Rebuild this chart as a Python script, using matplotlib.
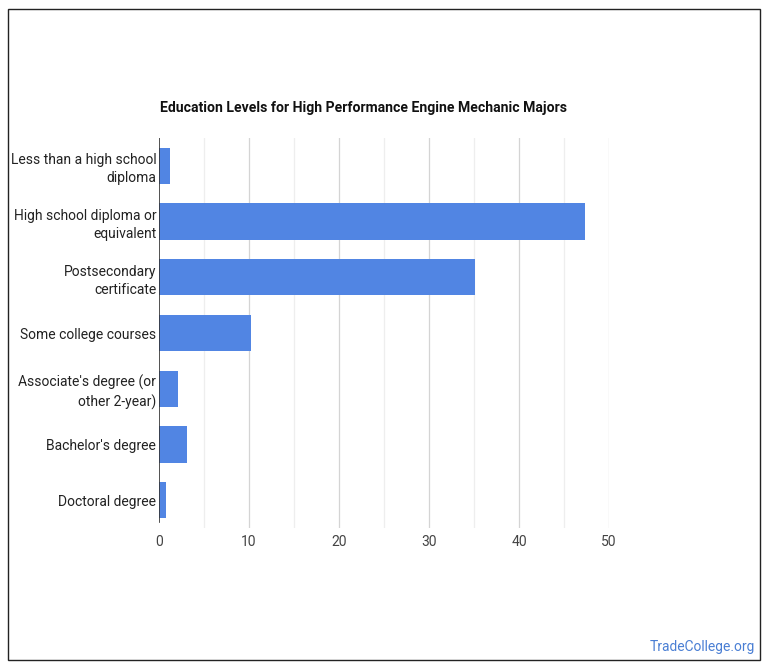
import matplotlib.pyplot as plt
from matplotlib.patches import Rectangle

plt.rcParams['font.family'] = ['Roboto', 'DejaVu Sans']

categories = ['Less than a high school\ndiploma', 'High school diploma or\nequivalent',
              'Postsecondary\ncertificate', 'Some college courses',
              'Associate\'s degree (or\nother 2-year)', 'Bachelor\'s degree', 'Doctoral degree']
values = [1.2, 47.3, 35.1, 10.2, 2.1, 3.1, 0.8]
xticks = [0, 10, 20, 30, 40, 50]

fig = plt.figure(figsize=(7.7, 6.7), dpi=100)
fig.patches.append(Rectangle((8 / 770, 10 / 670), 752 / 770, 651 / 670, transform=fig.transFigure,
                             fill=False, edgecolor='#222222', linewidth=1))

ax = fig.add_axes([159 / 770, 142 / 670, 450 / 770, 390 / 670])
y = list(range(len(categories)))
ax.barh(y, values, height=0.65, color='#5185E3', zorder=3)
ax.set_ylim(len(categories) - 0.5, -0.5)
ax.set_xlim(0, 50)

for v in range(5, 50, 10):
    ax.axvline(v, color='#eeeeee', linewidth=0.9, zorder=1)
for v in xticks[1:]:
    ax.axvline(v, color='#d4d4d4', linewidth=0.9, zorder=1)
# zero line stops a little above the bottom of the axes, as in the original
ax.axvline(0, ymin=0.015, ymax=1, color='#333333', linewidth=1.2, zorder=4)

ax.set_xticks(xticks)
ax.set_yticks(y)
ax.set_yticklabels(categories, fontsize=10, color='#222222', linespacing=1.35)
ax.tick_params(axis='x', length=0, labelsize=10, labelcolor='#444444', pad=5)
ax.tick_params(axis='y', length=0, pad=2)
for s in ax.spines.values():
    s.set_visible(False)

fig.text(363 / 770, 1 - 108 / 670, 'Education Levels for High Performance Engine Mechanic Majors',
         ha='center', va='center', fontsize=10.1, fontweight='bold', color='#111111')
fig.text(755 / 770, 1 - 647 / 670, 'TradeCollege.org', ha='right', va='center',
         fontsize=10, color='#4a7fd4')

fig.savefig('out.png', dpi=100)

———

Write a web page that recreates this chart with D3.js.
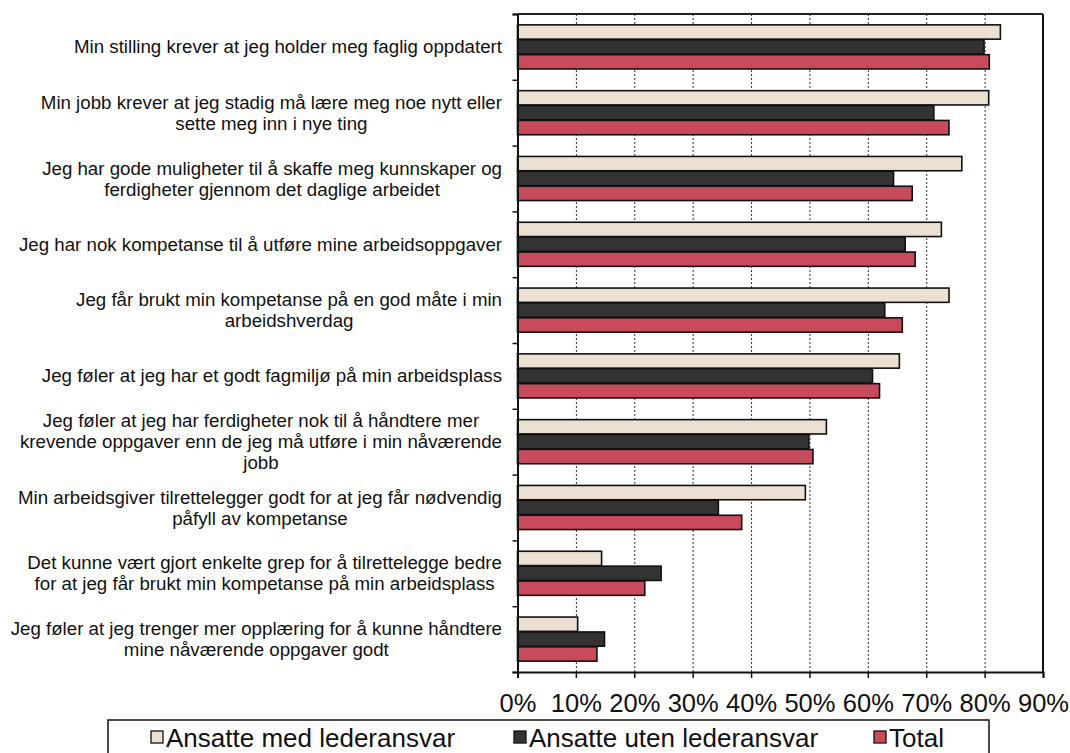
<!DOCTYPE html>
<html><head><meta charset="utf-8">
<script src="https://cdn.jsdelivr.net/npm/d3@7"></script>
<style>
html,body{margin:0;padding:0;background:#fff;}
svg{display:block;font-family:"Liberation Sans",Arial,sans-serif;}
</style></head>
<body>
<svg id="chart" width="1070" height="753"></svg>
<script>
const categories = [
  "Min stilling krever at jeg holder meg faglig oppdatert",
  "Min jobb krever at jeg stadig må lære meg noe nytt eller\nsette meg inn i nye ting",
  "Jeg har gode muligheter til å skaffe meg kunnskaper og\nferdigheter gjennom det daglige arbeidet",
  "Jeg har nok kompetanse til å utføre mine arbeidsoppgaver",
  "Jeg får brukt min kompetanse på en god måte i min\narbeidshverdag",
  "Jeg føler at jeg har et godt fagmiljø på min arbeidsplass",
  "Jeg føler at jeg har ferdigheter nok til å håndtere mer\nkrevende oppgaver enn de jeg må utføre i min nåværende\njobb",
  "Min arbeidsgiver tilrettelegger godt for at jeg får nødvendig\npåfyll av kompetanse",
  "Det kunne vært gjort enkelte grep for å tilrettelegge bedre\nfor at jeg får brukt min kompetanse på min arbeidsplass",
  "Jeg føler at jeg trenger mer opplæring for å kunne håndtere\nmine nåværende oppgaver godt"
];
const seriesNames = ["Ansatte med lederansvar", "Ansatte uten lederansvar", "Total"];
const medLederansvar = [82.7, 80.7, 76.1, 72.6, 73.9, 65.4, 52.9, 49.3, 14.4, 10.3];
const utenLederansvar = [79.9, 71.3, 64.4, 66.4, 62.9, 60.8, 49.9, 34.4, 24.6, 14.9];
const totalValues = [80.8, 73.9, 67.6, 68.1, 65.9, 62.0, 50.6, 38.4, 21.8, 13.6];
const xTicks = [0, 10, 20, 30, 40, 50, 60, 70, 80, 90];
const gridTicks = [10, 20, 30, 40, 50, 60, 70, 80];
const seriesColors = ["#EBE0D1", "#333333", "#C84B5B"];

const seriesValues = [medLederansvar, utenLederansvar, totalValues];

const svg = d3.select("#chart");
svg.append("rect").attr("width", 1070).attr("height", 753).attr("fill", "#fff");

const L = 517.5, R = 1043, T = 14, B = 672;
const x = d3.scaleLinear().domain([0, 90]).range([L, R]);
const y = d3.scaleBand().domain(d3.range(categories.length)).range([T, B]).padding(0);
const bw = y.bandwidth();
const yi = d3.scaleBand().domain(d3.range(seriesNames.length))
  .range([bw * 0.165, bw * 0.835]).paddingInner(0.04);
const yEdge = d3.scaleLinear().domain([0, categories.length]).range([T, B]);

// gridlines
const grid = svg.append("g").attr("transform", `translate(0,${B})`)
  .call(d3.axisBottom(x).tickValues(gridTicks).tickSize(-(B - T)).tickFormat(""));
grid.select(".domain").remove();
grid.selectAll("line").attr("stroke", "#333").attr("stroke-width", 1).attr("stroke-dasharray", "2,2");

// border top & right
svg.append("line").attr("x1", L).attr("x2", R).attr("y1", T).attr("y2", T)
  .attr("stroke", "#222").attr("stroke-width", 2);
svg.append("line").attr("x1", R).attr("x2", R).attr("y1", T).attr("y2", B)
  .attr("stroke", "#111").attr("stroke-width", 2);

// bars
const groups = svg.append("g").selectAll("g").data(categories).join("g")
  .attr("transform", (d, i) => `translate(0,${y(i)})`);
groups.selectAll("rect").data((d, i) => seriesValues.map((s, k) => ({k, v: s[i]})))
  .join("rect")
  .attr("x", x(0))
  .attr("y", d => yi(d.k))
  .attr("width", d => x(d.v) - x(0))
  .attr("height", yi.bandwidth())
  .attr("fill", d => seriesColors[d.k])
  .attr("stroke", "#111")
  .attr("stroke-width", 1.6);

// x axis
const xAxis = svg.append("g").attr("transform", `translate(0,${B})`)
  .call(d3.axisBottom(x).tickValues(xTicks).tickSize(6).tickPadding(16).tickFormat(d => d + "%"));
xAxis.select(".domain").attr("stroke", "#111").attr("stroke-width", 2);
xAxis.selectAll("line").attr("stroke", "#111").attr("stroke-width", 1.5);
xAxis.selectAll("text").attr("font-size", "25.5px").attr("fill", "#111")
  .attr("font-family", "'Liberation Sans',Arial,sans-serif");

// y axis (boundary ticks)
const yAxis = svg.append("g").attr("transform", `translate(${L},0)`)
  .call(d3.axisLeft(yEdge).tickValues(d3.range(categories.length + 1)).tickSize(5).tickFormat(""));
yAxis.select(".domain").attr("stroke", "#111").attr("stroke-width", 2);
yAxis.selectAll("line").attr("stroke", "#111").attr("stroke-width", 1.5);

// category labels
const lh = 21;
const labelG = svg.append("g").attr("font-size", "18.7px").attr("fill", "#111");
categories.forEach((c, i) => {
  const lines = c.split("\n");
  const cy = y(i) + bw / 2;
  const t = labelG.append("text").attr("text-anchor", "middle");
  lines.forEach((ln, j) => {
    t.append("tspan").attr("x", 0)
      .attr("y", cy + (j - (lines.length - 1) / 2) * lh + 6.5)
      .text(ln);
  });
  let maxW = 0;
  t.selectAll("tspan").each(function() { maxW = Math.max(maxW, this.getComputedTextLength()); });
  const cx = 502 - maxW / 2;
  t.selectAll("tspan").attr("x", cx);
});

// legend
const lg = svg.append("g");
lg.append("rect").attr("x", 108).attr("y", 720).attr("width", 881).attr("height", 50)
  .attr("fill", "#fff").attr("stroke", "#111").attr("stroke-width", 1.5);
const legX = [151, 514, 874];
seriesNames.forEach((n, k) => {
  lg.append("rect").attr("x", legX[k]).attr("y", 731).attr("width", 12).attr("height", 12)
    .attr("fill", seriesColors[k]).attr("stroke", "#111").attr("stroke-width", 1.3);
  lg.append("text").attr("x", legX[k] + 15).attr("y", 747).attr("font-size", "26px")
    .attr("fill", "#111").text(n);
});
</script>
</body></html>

———

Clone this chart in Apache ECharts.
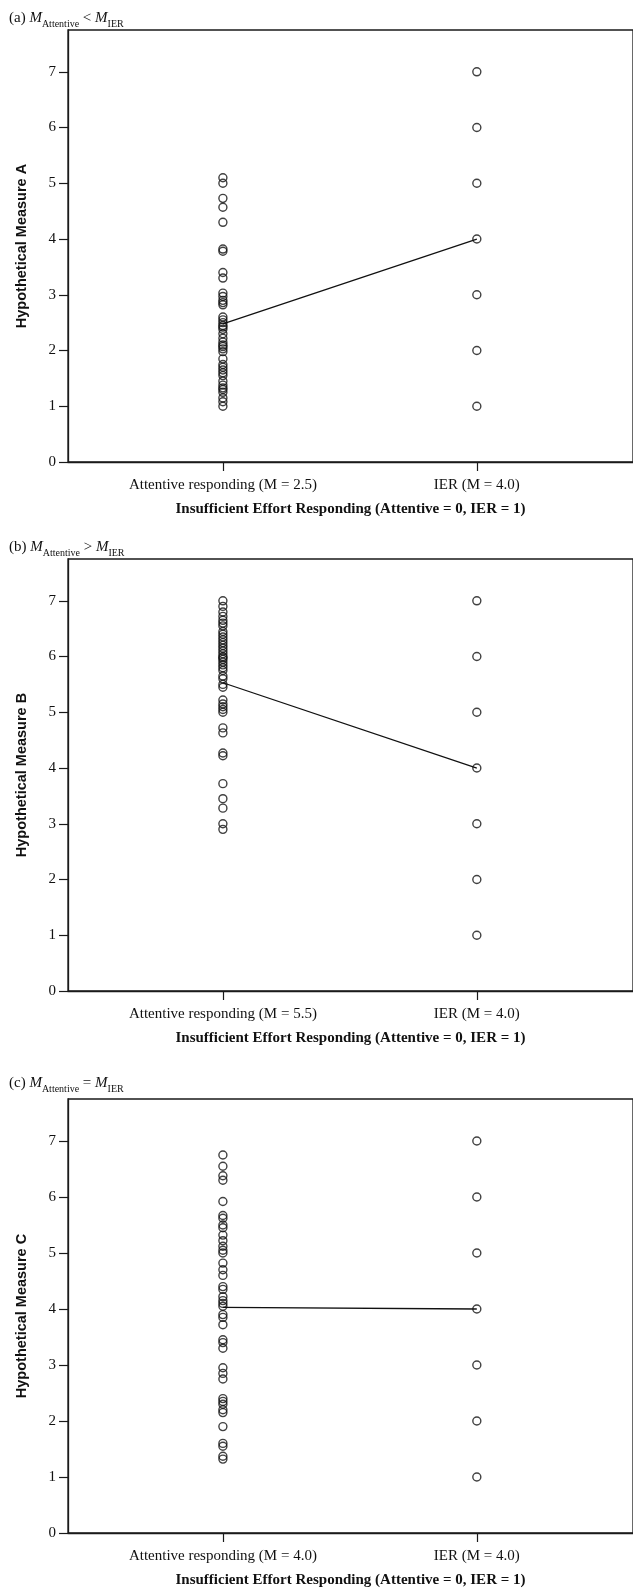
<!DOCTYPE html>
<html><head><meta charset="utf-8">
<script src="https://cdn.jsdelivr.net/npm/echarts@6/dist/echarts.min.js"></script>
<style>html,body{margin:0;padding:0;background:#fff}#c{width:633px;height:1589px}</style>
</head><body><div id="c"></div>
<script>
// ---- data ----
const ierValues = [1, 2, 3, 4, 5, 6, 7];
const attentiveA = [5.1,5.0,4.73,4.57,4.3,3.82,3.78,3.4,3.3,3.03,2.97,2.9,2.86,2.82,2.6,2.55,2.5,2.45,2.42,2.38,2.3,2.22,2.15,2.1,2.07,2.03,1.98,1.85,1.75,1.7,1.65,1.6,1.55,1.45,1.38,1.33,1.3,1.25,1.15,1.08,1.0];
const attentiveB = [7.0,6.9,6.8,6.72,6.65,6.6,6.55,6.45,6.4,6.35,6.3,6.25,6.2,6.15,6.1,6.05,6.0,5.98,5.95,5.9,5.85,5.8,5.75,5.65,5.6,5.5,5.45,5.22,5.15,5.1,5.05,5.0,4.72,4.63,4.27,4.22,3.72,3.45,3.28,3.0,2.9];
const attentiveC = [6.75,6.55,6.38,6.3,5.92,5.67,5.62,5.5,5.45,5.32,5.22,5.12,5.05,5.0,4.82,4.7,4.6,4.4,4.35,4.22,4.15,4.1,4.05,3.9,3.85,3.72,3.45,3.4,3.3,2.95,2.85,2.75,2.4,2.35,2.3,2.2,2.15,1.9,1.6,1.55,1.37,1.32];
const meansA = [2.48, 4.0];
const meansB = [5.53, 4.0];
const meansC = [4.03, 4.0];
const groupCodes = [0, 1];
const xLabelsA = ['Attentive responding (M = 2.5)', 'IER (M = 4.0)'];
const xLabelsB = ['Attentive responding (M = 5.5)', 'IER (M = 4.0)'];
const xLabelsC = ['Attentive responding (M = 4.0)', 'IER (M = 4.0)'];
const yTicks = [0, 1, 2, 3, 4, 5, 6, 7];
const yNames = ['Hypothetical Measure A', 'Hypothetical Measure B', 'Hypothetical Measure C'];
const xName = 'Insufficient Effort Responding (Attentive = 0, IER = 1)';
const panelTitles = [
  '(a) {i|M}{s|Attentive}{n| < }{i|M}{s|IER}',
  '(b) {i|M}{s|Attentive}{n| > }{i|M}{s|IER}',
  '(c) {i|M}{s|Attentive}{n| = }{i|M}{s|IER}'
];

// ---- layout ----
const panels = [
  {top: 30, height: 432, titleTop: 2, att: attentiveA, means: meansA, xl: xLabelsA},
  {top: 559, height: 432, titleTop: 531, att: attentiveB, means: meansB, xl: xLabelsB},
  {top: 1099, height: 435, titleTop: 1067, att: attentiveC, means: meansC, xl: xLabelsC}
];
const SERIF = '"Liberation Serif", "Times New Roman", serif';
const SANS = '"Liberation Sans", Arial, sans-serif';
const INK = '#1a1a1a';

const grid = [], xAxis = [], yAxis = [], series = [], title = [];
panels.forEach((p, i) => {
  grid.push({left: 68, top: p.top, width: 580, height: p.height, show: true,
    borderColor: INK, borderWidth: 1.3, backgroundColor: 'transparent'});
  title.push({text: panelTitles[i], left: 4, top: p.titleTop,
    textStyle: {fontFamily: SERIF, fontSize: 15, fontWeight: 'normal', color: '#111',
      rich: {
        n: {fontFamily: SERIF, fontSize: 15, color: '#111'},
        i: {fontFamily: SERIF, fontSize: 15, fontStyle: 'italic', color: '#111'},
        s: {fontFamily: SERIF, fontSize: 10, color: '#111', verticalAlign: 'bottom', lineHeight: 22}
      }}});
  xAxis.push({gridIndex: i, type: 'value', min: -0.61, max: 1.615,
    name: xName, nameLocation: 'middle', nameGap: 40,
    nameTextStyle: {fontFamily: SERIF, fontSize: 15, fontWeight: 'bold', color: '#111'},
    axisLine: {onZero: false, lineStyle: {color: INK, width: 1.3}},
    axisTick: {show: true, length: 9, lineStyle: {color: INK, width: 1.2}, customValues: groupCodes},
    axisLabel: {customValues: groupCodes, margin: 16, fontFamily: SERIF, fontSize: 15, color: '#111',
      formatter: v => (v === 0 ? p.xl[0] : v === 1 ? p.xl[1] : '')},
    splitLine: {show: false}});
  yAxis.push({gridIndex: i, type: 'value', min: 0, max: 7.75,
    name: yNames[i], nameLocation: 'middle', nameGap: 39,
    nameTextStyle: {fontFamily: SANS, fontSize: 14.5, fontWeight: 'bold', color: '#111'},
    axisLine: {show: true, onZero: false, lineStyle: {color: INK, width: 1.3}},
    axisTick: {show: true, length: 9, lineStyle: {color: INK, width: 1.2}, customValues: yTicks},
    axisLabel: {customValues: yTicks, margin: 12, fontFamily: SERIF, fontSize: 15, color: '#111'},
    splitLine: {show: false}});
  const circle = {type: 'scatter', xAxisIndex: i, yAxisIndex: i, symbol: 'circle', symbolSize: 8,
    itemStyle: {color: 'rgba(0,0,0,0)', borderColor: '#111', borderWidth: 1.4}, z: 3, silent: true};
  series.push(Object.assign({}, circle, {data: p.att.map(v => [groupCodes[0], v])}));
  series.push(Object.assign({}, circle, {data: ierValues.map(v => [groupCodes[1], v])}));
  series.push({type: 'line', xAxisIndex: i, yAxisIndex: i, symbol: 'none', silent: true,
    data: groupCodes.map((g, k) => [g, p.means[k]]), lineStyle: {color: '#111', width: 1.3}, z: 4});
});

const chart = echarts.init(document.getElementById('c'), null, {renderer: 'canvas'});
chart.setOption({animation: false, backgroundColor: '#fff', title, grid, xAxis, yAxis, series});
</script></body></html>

———

PROMPT. Everything from the line with "Rebuild this chart" down to the line with "plt.rcParams['font.family'] = ['Roboto', 'DejaVu" in the data above should be copied exactly, with both end lines kept and the pictures left out.

FULL ANSWER.
Rebuild this chart as a Python script, using matplotlib.
import matplotlib.pyplot as plt
from matplotlib.patches import Rectangle

plt.rcParams['font.family'] = ['Roboto', 'DejaVu Sans']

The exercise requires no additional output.